Avoiding the 5-Year Distribution Rule for a Nonspouse Designated Beneficiary
When it comes to inheriting an IRA or defined contribution plan [such as a 401(k) plan] , there are certain rules which, if not properly followed, may require the account balance to be withdrawn within five years of the participant’s death. This may or may not be in the beneficiary’s best interest as withdrawals will likely increase one’s tax burden. This issue is especially apparent when a large sum is required to be taken within a limited number of years when it might otherwise have been spread over a lifetime.
This article seeks to outline the important steps that a nonspouse beneficiary of a defined contribution plan or IRA will need to follow in order to make distributions based on their life expectancy, and not subject to the 5-year rule requirement.
Different rules are available to a surviving spouse, and this article does not seek to address them.
The 5-year rule.
According to Internal Revenue Code (I.R.C.) § 401(a)(9)(B)(ii), when an employee dies before their required distribution date, their entire interest is required to be distributed within five years of the death of that employee. However, there is an exception to this rule which allows distributions based on the designated beneficiary’s lifetime. This can be advantageous in order to “stretch” the IRA over a longer period of time, potentially providing an opportunity for continued growth in the account, as well as the possibility for distributing the tax burden over an increased number of years.
Access to this exception may be obtained if distributions begin no later than one year after the date of the employee’s death [§ 401(a)(9)(B)(iii)]. This rule is further clarified per Reg. § 1.401(a)(9)-3 A-3. (a), which indicates that a nonspouse beneficiary may make distributions over the course of their lifetime if they begin distributions on or before the end of the calendar year immediately following the calendar year in which the employee participant died.
In other words, if the designated beneficiary begins distributions by December 31st of the year following the year of the participant’s death, the applicable distribution period may be made over the life of the designated beneficiary, instead of subject to the 5-year rule.
When there are multiple beneficiaries.
Things can become more complicated when there are multiple designated beneficiaries inheriting the defined contribution plan, or IRA.

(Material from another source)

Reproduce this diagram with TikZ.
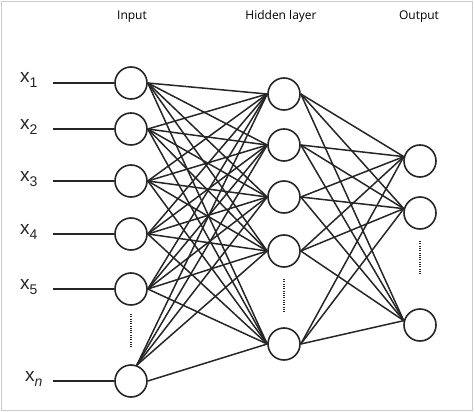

When there are multiple designated beneficiaries, the applicable distribution period for plan withdrawals is determined by the oldest beneficiary’s life expectancy. With multiple designated beneficiaries, this may be an unattractive requirement for beneficiaries that are younger than the oldest. Basing the applicable distribution period off of the age of the oldest designated beneficiary necessarily depletes the account balance more quickly than in the situation where the applicable distribution period is based off of the younger designated beneficiary’s age.
Fortunately, according to Reg. § 1.401(a)(9)-8 A-2(a)(2), this rule may be avoided if separate accounts are established by the end of the year following the year of the participant’s death.
In this case, each designated beneficiary becomes the beneficiary of the separate account to which their portion of the death benefit is assigned. Distributions moving forward will be based on their individual applicable distribution period, irrespective of the other beneficiaries.
Rules under the inherited plan.
The retirement plan that one inherits may dictate a distribution period. In some cases, the plan may dictate that the applicable distribution period for the designated beneficiary occur according to the 5-year rule requirement.
Distribution rules under an inherited retirement plan for a nonspouse beneficiary also apply to a beneficiary IRA where the benefits are transferred to. In other words, if the inherited plan making the direct rollover to a beneficiary IRA required the 5-year rule apply to a nonspouse designated beneficiary, the 5-year rule will also apply under the beneficiary IRA (Notice 2007-7, A-19).
Fortunately, there is a special rule allowing the nonspouse designated beneficiary to determine required minimum distributions using the life expectancy rule if the direct rollover to the beneficiary IRA is made prior to the end of the year following the year of death [Notice 2007-7, A-17(c)(2) (“Special Rule”)].
Some final thoughts.
Individual circumstances must be taken into account in order to determine your best path forward. Understanding your options, and how to abide by the rules, is important in order to make sure that you aren’t forced into a decision that you would otherwise wish to avoid.
The content you just read is for informational purposes only. Yes, I’m a financial advisor, but this article really isn’t intended as advice for you specifically. Your unique situation needs to be taken into account, and the ideas presented here may not apply.
So, please make sure you do your due diligence BEFORE implementing anything. Due diligence includes hiring a qualified professional who understands your situation completely and can offer you personalized advice.